Это не должно так продолжаться. Скромность и молчаливость, конечно, хорошие качества, но во всем вредно излишество, вредна и в литературных делах излишняя скромность со стороны публики. «Дали нам — мы очень рады и благодарны; не дают нам — что ж делать?» Как «что делать»? Должно требовать. Власть публики в литературных делах всесильна. Чего хочет публика, тем и бывает литература. Но желание должно же быть выражаемо, — иначе, как узнать его? Кто молчит, о том предполагают, что он ничего не хочет. Желание должно быть выражаемо сильно, неотступно — только неотступному желанию нельзя не повиноваться, а когда оно выражается слабо, робко, кому нужда обращать внимание? Когда литература или не достигает своего истинного значения, или уклоняется от него, в том всегда бывает виновна только публика, не кто другой. Общество не имеет права слагать с себя ответственность за недостатки, от которых терпит.

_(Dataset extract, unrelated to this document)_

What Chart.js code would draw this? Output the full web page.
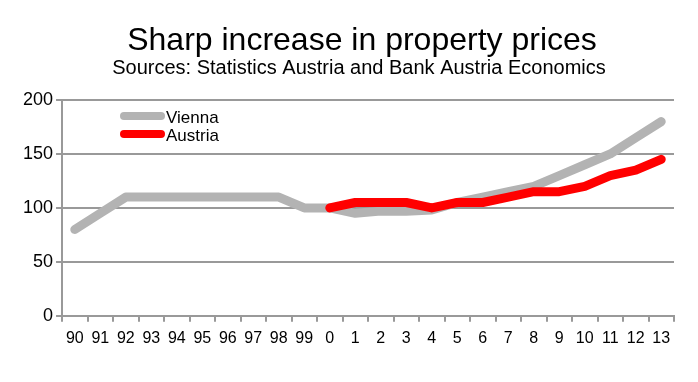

Ведь ему нужно только выразить твердую, непреклонную волю, чтобы устранить всякий недостаток. Не говорите, что нет талантов — таланты есть, но что ж будут они делать, не находя нравственной поддержки в публике? А если бы и казалось вам, что нужны более многочисленные или более блестящие таланты для возвышения литературы, и за ними не будет остановки. Ведь дело известное, что в гениальных людях никогда не бывало еще недостатка, если только было открытое поприще для деятельности этим людям. Не говорите и того, что критика дурно исполняет свое дело — в этом опять кто же виноват, если не вы, составляющие публику? Ведь критика должна опираться на публику и совершенно зависит от настойчивости ее требований. Если вы не требуете неотступно, чтобы критика исполняла свое дело как должно, то какое же основание имеете вы ожидать от нее чего-нибудь?